What to do — and not to do — when going independent

What to do — and not to do — when going independent
Breaking away can be a daunting proposition. Here's what to do — and not to do.
SEP 16, 2011
Breaking away from a wirehouse or other firm with an employee model is scary, but you won't have to do it all by yourself, according to advisers who've set up their own shops. "We had no idea what we were doing," said Kenneth Hobbs III, managing partner at Clearview Investment Partners LLC, a former UBS broker who formed the firm in 2009 with three partners. The firm manages about $155 million. "We stumbled into it," said Mr. Hobbs, who spoke Sunday on a panel at the FPA's annual conference in San Diego. "You find good people [to help], then they refer other good people, and it all falls into place." The growth of RIA breakaway firms has spawned a growing number of outsourcing firms that can help with compliance, technology and marketing. "There's a big misunderstanding that you have to do everything yourself," said Brian Hamburger, managing director of MarketCounsel, a compliance consultant. But that doesn't mean advisers can completely ignore things they outsource, he said. Even with help, going independent after spending many years in a wirehouse is daunting, panelists said. "Wow, you get there [with your own firm], and you're on your own," said Richard Shields, a senior financial consultant at Synergy Financial Group of Arizona LLC, which manages $57 million. "With your own firm, you have to worry about [computer] servers, the security, and a lot of [other] stuff you have to coordinate." "There was a lot more regulation than we thought," Mr.

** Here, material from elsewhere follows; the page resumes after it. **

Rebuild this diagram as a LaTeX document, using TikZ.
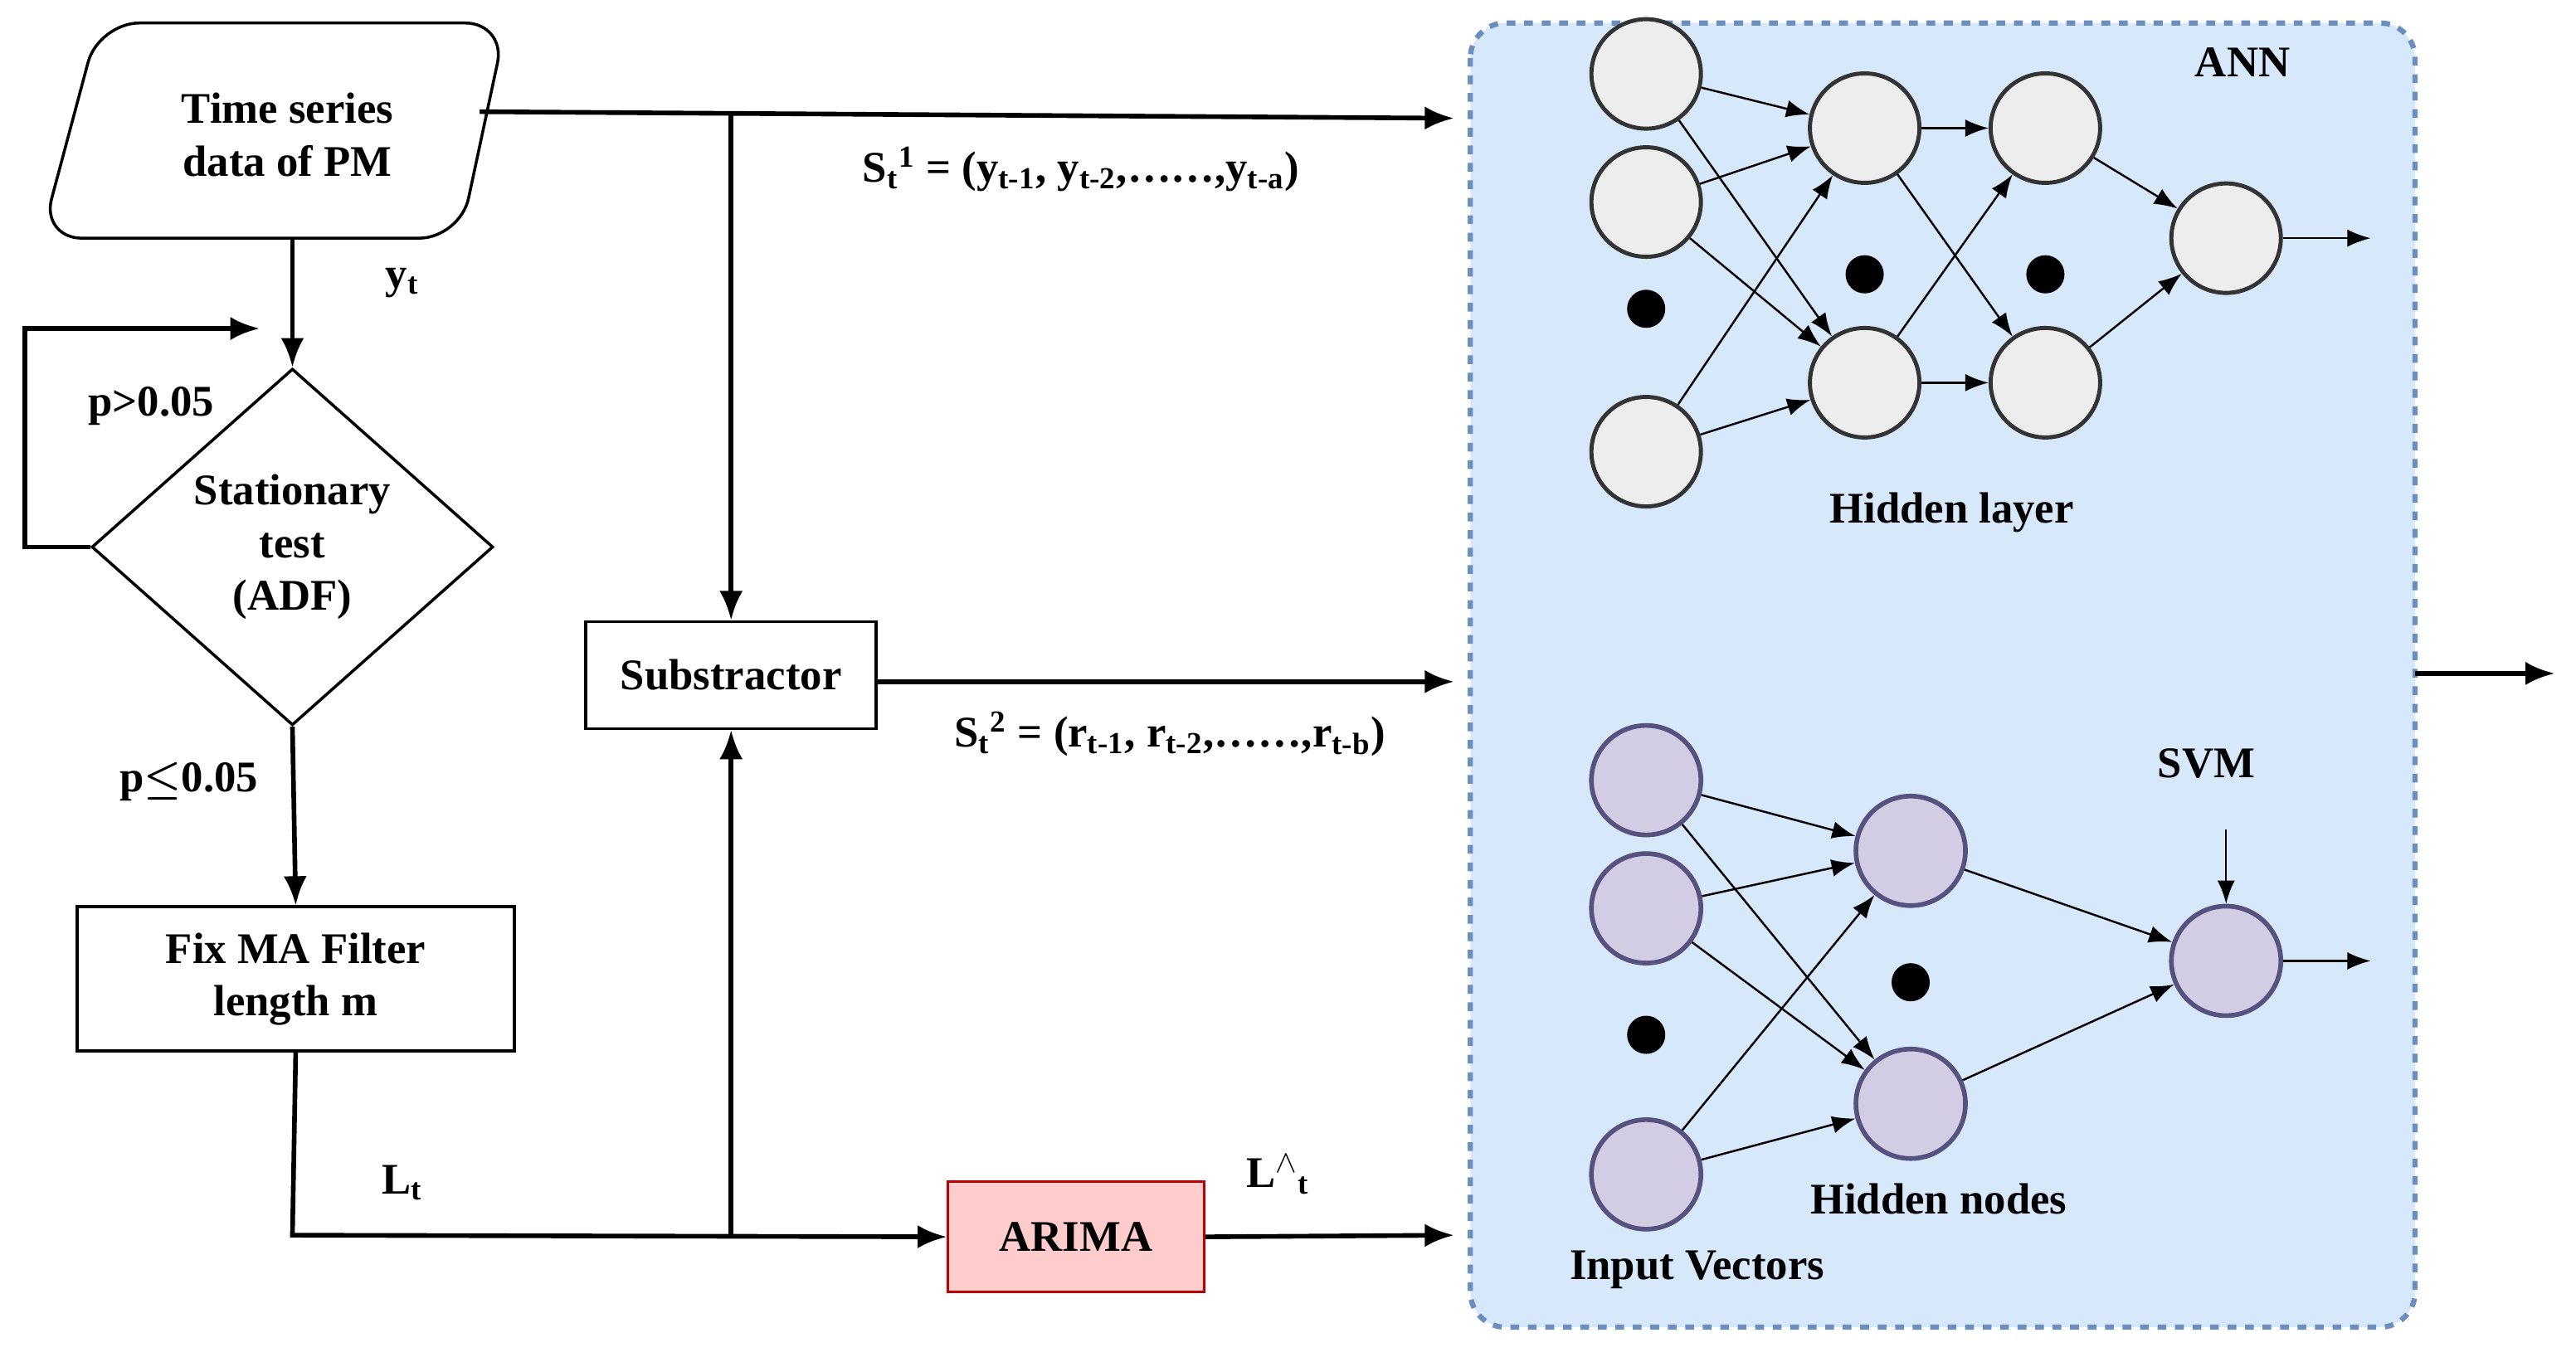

Hobbs said. The Securities and Exchange Commission audited his firm 10 months after he set up shop. The SEC had a "long list" of things they wanted to see, Mr. Hobbs said, including a receipt for a $12 expense item for plant food. And "be very careful what partners you choose," Mr. Hobbs added. His three partners had worked together for 15 years prior to forming Clearview. When partners do need to break up, the sooner the better, Mr. Hamburger said, because a higher value, more established firm, is harder to divide. Mr. Hamburger noted that breakaway advisers have more options in joining existing RIA firms that have started in recent years. These are now "viable companies" to join as a partner or employee, he said. Contact adviser custodial firms to see what RIAs in a particular area might be suitable fits, Mr. Hobbs suggested.